◆ Task goal
Leave out any picture and return the remaining listing below exactly as given.

◆ Data block
"""

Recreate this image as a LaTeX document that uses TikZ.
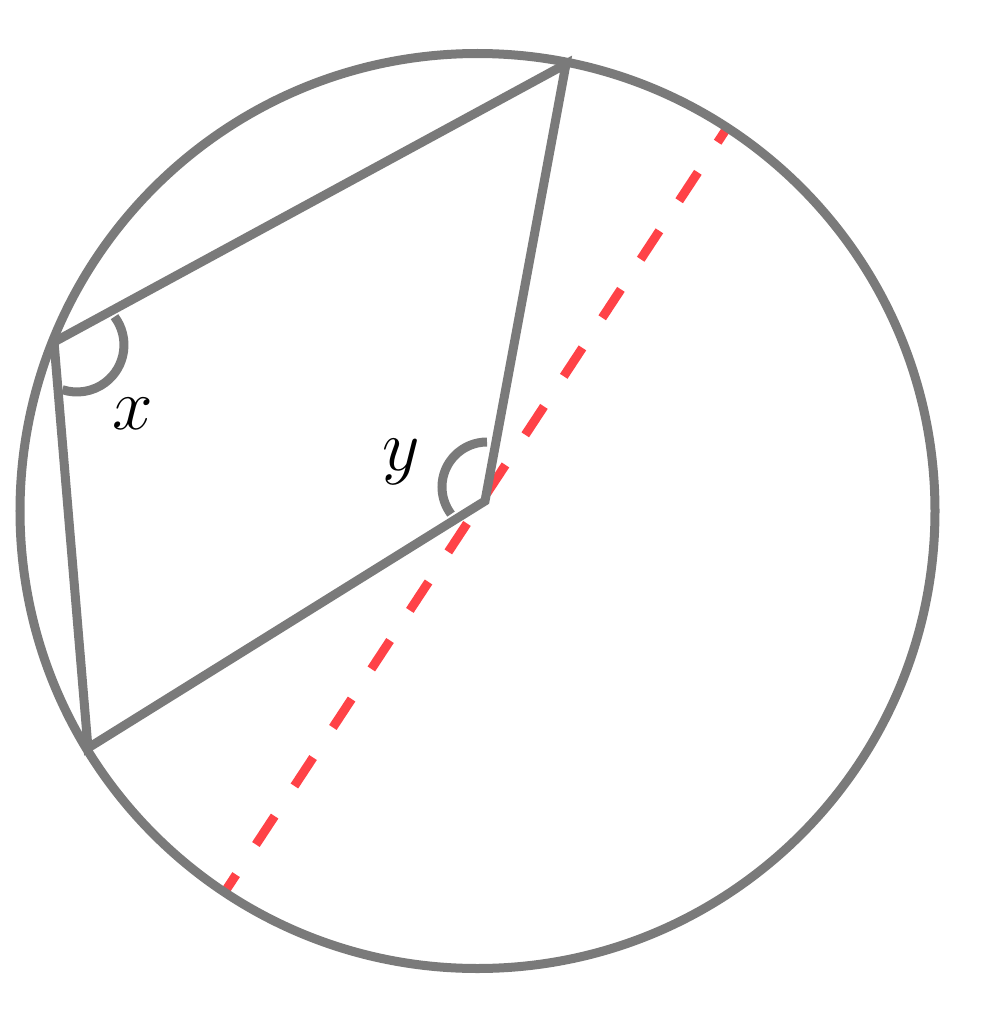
\documentclass[tikz,border=0pt]{standalone}
\definecolor{linegray}{RGB}{122,122,122}
\definecolor{dashred}{RGB}{255,66,71}
\tikzset{
  geo/.style={draw=linegray, line width=0.09cm},
  redline/.style={draw=dashred, line width=0.09cm, dash pattern=on 0.34cm off 0.36cm, dash phase=0.17cm},
  anglelabel/.style={font=\fontsize{20.5}{24}\selectfont, inner sep=0pt, anchor=base}
}
\begin{document}
\begin{tikzpicture}[x=0.01cm, y=-0.01cm]
\useasboundingbox (0,0) rectangle (982,1024);
\coordinate (C) at (477.5,511);
\coordinate (T) at (566,64);
\coordinate (L) at (54,342);
\coordinate (B) at (88,748);
\coordinate (O) at (485,501);
\coordinate (R1) at (727,128);
\coordinate (R2) at (226,890);
% red dashed diameter
\draw[redline] (R1) -- (R2);
% circle
\draw[geo] (C) circle [radius=457.5];
% quadrilateral
\draw[geo] (T) -- (L) -- (B) -- (O) -- cycle;
% angle arcs
\draw[geo] (114.5,316.7) arc [start angle=-37, end angle=108, radius=47];
\draw[geo] (487,442) arc [start angle=-90, end angle=-217, radius=45];
% labels
\node[anglelabel] (lx) at (133,429) {$x$};
\node[anglelabel] (ly) at (401,470) {$y$};
\end{tikzpicture}
\end{document}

"""

◆ Result
Recreate this image as a LaTeX document that uses TikZ.
\documentclass[tikz,border=0pt]{standalone}
\definecolor{linegray}{RGB}{122,122,122}
\definecolor{dashred}{RGB}{255,66,71}
\tikzset{
  geo/.style={draw=linegray, line width=0.09cm},
  redline/.style={draw=dashred, line width=0.09cm, dash pattern=on 0.34cm off 0.36cm, dash phase=0.17cm},
  anglelabel/.style={font=\fontsize{20.5}{24}\selectfont, inner sep=0pt, anchor=base}
}
\begin{document}
\begin{tikzpicture}[x=0.01cm, y=-0.01cm]
\useasboundingbox (0,0) rectangle (982,1024);
\coordinate (C) at (477.5,511);
\coordinate (T) at (566,64);
\coordinate (L) at (54,342);
\coordinate (B) at (88,748);
\coordinate (O) at (485,501);
\coordinate (R1) at (727,128);
\coordinate (R2) at (226,890);
% red dashed diameter
\draw[redline] (R1) -- (R2);
% circle
\draw[geo] (C) circle [radius=457.5];
% quadrilateral
\draw[geo] (T) -- (L) -- (B) -- (O) -- cycle;
% angle arcs
\draw[geo] (114.5,316.7) arc [start angle=-37, end angle=108, radius=47];
\draw[geo] (487,442) arc [start angle=-90, end angle=-217, radius=45];
% labels
\node[anglelabel] (lx) at (133,429) {$x$};
\node[anglelabel] (ly) at (401,470) {$y$};
\end{tikzpicture}
\end{document}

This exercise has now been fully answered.